Problem description
What is needed is an exact copy of the lines from the one containing "Output the Python" to the one containing "Y_RANGE = (-0.5, 9.25)", both lines included, and no other lines.

[Records with drawing code]
= = = = =

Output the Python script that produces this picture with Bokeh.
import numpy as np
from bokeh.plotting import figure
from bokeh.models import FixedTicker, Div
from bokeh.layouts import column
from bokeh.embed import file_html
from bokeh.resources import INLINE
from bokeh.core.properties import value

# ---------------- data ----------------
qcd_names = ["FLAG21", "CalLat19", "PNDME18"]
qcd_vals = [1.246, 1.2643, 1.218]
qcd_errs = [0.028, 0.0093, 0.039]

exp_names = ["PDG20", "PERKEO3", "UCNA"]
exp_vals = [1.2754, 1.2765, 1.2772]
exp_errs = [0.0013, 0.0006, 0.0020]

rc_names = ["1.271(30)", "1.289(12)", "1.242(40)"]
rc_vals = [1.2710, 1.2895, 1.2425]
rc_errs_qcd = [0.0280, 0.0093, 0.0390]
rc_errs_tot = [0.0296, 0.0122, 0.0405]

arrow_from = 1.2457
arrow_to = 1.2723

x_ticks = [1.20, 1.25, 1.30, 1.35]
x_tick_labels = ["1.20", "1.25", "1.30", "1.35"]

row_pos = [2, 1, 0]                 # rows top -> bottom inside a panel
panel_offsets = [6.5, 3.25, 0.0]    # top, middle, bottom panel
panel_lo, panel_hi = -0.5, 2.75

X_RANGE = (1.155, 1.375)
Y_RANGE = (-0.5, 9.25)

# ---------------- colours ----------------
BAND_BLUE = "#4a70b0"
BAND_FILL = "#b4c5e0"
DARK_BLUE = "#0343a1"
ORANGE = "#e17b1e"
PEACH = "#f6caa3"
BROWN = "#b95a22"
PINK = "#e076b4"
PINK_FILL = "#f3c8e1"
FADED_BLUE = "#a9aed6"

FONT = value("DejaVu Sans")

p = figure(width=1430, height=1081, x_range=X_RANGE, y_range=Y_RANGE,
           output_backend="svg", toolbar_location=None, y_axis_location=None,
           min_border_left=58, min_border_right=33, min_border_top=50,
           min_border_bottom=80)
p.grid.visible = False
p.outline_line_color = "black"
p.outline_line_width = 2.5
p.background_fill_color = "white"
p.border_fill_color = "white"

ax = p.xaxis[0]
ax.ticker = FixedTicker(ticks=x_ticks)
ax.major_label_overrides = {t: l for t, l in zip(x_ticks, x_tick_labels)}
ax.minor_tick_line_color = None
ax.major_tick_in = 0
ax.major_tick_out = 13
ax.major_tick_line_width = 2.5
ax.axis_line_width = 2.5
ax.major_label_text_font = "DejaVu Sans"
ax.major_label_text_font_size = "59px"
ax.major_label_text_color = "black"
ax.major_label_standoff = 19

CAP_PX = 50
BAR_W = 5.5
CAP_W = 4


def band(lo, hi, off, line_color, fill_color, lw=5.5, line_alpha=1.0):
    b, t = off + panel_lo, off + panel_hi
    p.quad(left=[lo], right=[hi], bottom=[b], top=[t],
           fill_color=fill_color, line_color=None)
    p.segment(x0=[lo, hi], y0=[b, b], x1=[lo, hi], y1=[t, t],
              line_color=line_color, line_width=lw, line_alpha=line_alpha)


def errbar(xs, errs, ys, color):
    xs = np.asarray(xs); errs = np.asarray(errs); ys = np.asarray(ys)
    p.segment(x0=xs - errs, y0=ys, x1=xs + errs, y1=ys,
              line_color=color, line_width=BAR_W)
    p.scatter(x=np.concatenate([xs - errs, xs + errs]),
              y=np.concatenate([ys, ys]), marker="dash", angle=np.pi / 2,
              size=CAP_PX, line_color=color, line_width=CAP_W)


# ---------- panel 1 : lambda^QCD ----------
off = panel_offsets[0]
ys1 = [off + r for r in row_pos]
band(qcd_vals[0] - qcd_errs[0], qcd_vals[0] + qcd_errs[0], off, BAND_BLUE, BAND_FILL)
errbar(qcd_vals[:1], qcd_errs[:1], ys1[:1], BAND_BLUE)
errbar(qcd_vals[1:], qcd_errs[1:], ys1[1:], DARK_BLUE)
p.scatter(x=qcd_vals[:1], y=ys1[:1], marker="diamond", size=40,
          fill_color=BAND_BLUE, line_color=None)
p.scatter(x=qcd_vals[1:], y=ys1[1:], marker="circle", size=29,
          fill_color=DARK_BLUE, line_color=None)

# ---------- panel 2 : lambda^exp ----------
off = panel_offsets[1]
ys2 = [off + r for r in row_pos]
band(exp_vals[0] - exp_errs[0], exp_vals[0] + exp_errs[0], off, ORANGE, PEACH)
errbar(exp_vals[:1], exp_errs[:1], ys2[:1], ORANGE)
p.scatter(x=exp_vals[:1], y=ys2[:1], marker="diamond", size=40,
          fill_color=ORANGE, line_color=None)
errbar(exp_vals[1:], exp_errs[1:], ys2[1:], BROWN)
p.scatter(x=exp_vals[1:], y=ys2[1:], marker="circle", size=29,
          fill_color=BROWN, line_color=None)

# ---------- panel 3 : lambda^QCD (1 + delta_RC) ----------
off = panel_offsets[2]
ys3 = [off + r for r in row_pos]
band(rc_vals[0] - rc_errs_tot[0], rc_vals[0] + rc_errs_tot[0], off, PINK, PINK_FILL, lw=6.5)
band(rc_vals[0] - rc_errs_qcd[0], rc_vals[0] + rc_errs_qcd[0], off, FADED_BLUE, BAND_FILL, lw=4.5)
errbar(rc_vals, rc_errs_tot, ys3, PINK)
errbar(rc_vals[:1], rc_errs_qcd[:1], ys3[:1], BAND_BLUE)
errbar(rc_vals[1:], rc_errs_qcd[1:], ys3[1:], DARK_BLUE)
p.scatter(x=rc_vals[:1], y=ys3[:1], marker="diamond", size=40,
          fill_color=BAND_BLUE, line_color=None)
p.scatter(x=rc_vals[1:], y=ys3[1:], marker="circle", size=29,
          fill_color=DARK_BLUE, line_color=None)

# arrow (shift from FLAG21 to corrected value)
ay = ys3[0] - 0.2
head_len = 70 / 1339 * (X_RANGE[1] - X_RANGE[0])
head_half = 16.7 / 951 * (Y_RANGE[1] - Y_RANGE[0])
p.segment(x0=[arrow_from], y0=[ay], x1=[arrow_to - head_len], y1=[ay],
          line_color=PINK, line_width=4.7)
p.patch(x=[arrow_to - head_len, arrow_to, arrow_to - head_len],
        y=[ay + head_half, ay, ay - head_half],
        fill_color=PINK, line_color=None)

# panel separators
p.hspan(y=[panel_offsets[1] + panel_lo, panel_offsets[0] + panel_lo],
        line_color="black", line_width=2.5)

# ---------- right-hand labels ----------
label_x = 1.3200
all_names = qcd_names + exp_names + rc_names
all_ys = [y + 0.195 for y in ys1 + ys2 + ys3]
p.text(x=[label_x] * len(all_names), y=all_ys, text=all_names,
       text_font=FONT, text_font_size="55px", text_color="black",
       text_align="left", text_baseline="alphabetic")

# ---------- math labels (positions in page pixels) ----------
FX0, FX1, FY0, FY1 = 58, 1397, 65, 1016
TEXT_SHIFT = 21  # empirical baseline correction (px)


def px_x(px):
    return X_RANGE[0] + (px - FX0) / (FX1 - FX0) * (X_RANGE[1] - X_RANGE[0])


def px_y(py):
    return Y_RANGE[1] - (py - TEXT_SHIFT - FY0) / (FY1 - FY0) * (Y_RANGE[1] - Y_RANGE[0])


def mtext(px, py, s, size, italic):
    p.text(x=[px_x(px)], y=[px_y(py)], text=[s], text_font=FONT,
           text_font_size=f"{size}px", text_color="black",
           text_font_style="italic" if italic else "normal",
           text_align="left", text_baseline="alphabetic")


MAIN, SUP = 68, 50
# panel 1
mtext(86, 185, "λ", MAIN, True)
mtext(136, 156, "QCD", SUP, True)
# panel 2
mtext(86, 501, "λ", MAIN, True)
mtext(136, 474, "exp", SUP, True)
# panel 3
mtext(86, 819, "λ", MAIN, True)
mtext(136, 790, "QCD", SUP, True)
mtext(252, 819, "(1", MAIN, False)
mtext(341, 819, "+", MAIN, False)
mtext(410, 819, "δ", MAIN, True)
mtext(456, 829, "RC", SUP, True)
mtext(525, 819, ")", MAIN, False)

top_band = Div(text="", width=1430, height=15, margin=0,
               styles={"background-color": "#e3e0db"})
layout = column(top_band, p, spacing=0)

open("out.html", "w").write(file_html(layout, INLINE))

= = = = =

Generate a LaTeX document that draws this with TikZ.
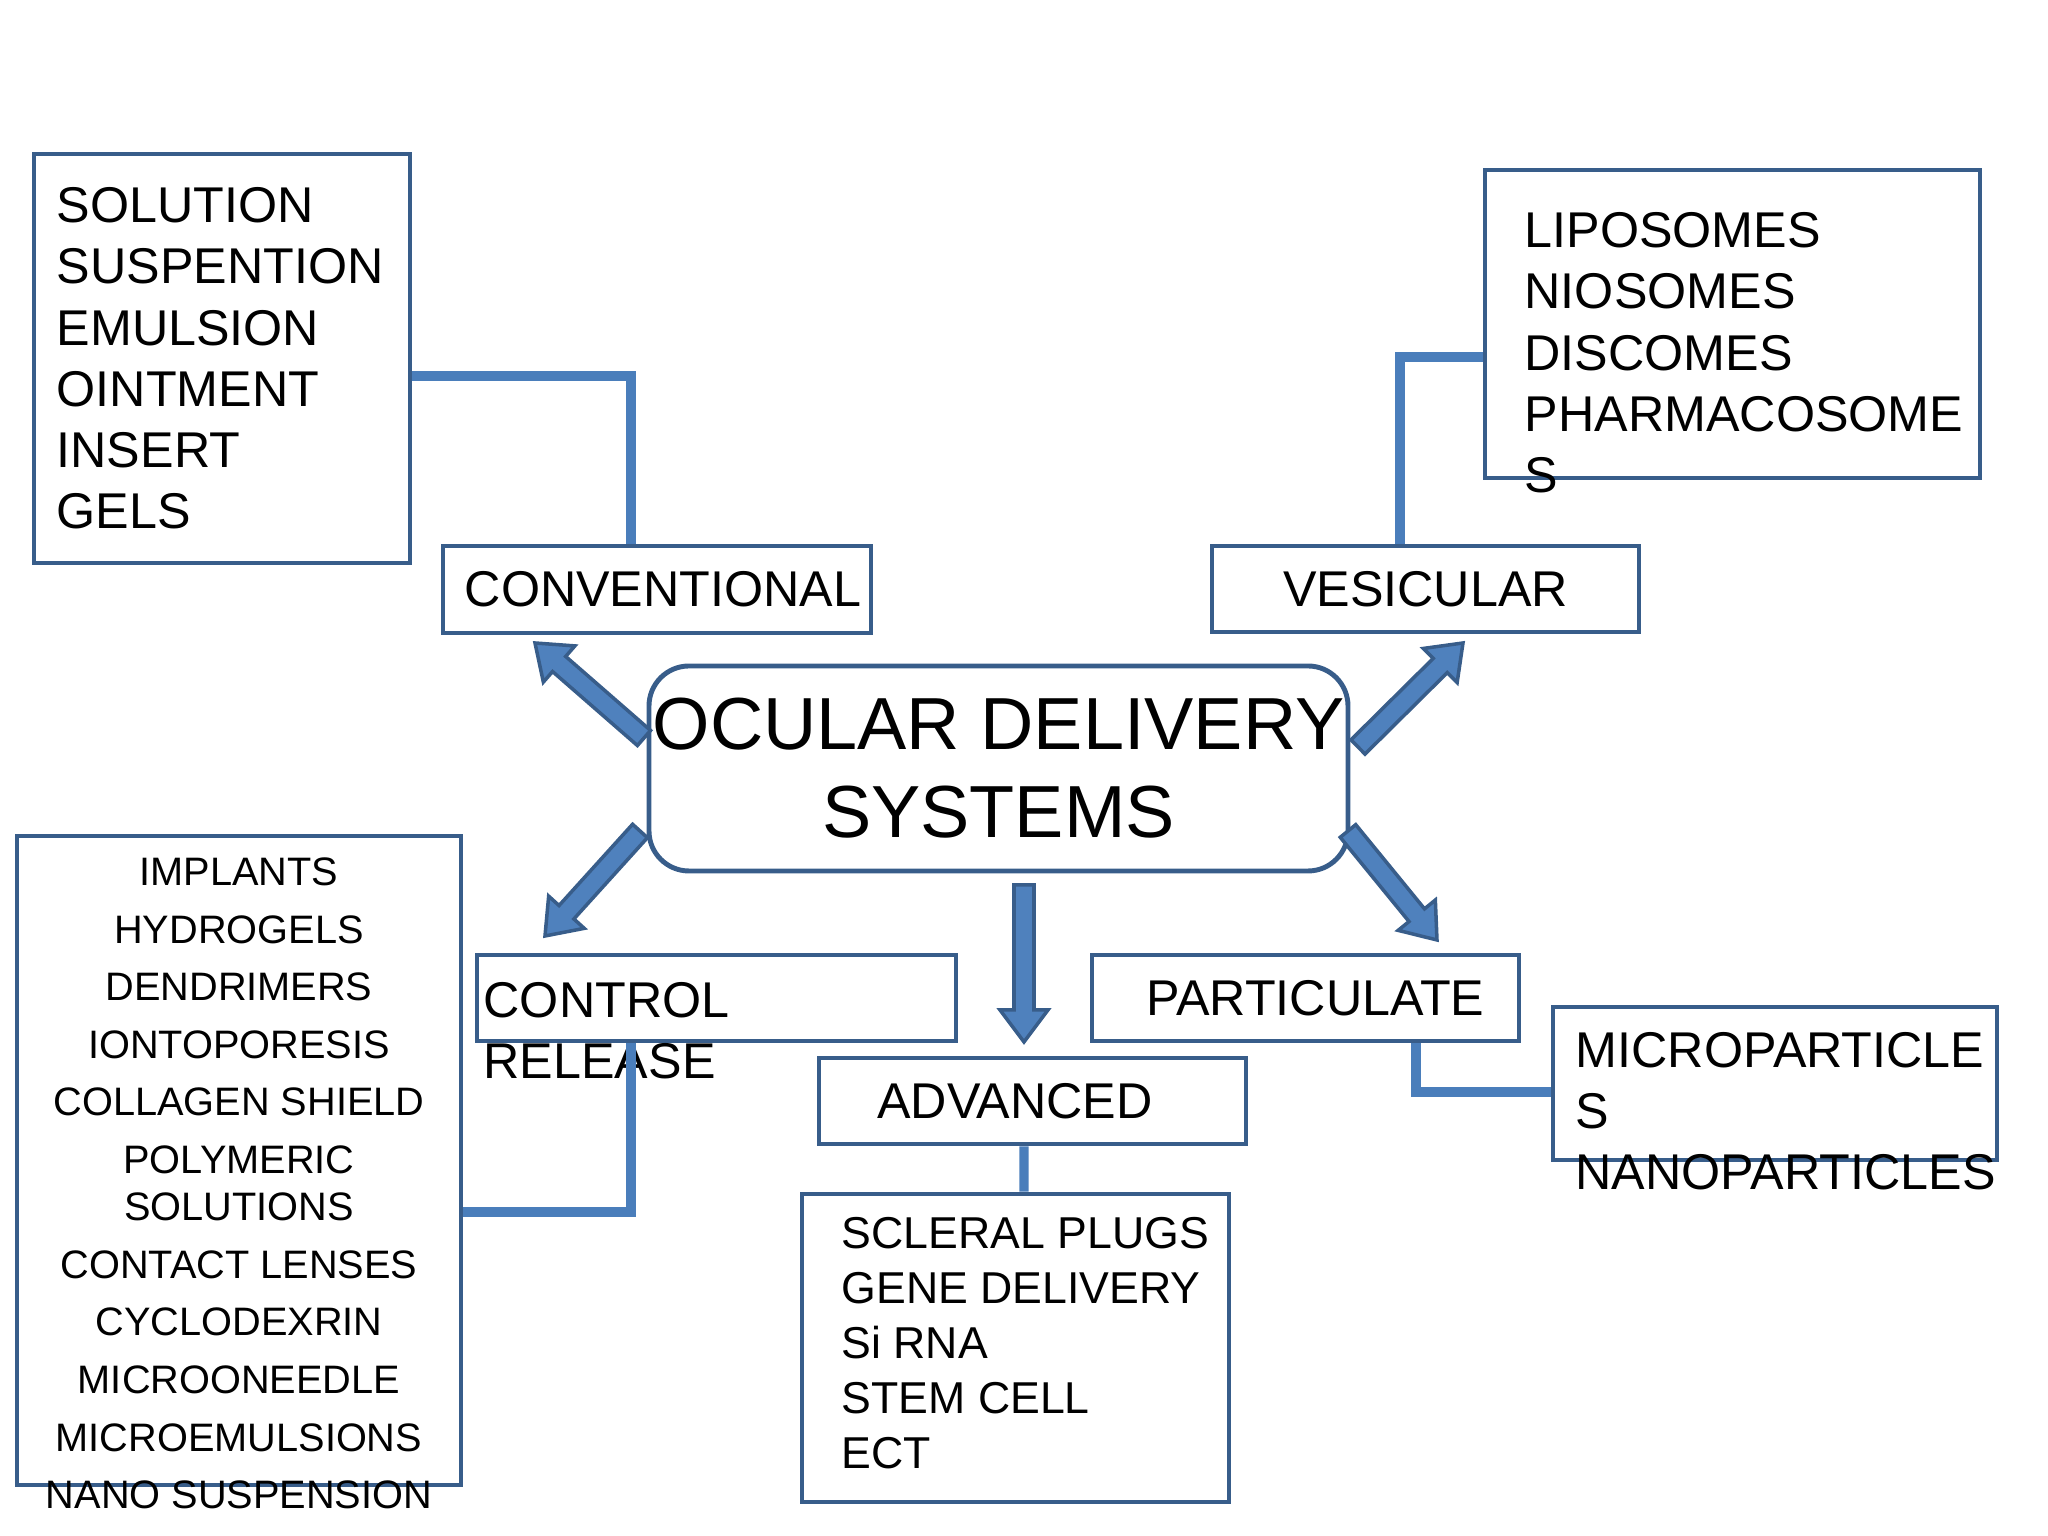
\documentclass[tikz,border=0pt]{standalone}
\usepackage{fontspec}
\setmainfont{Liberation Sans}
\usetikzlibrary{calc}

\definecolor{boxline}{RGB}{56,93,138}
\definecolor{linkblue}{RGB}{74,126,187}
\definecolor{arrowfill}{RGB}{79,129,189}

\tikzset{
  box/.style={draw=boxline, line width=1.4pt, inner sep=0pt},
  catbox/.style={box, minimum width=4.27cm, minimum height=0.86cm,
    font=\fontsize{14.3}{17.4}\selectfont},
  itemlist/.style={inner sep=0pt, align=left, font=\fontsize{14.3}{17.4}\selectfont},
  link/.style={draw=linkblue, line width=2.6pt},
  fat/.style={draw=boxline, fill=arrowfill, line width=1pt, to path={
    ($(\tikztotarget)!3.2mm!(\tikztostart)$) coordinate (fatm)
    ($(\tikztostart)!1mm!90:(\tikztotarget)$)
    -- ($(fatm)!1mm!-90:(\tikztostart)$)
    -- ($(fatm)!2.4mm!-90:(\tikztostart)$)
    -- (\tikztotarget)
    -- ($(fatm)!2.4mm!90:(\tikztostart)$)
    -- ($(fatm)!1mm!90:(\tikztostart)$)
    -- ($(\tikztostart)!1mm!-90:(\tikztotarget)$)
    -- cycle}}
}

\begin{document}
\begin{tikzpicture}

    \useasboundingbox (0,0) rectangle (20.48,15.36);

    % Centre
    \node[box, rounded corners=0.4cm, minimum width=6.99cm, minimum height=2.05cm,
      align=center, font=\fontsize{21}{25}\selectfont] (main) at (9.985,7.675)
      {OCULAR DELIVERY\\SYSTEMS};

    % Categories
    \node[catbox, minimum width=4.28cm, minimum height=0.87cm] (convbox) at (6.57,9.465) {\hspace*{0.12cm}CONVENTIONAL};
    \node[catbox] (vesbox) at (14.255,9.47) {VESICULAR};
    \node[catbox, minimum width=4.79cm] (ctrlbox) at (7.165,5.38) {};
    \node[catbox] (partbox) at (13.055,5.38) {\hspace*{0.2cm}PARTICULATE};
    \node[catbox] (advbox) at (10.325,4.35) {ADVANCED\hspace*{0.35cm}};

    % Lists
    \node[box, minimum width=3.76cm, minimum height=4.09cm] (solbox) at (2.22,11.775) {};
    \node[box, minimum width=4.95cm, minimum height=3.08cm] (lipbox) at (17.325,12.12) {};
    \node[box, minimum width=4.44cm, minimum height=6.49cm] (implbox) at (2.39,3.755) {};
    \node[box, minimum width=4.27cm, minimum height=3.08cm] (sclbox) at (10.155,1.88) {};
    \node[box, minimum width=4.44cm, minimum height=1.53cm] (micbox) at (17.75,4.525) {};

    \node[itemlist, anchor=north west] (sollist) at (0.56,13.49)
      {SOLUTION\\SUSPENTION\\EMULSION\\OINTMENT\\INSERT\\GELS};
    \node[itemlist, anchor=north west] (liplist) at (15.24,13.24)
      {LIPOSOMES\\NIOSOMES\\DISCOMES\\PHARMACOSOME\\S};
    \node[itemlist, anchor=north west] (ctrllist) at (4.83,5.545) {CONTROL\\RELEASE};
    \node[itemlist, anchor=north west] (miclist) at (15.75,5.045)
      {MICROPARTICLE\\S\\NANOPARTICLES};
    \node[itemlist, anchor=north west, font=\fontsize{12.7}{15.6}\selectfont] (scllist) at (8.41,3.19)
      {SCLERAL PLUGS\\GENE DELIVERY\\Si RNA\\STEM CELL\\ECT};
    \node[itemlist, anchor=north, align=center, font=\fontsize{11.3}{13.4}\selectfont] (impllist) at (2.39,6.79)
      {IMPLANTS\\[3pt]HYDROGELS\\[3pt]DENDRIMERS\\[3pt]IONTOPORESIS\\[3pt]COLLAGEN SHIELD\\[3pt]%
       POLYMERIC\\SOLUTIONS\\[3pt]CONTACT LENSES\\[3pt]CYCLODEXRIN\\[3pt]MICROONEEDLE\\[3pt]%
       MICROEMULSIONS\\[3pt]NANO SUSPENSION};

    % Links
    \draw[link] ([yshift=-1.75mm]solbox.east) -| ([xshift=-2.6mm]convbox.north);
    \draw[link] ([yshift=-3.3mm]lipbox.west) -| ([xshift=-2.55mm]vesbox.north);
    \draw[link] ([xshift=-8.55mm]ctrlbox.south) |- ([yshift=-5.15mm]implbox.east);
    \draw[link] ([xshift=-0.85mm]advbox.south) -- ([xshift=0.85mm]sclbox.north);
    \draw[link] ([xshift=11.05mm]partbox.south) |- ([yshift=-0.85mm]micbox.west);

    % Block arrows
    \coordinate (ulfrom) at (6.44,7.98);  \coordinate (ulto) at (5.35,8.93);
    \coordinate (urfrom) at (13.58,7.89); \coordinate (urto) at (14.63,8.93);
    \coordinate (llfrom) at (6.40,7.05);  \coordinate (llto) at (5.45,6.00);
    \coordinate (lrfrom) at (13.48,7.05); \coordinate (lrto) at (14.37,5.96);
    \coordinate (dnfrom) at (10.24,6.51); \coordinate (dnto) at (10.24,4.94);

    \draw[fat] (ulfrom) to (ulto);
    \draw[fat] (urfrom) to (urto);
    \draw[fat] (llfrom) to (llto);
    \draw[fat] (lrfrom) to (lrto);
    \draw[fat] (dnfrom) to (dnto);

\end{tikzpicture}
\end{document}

= = = = =

Answer to the problem
Output the Python script that produces this picture with Bokeh.
import numpy as np
from bokeh.plotting import figure
from bokeh.models import FixedTicker, Div
from bokeh.layouts import column
from bokeh.embed import file_html
from bokeh.resources import INLINE
from bokeh.core.properties import value

# ---------------- data ----------------
qcd_names = ["FLAG21", "CalLat19", "PNDME18"]
qcd_vals = [1.246, 1.2643, 1.218]
qcd_errs = [0.028, 0.0093, 0.039]

exp_names = ["PDG20", "PERKEO3", "UCNA"]
exp_vals = [1.2754, 1.2765, 1.2772]
exp_errs = [0.0013, 0.0006, 0.0020]

rc_names = ["1.271(30)", "1.289(12)", "1.242(40)"]
rc_vals = [1.2710, 1.2895, 1.2425]
rc_errs_qcd = [0.0280, 0.0093, 0.0390]
rc_errs_tot = [0.0296, 0.0122, 0.0405]

arrow_from = 1.2457
arrow_to = 1.2723

x_ticks = [1.20, 1.25, 1.30, 1.35]
x_tick_labels = ["1.20", "1.25", "1.30", "1.35"]

row_pos = [2, 1, 0]                 # rows top -> bottom inside a panel
panel_offsets = [6.5, 3.25, 0.0]    # top, middle, bottom panel
panel_lo, panel_hi = -0.5, 2.75

X_RANGE = (1.155, 1.375)
Y_RANGE = (-0.5, 9.25)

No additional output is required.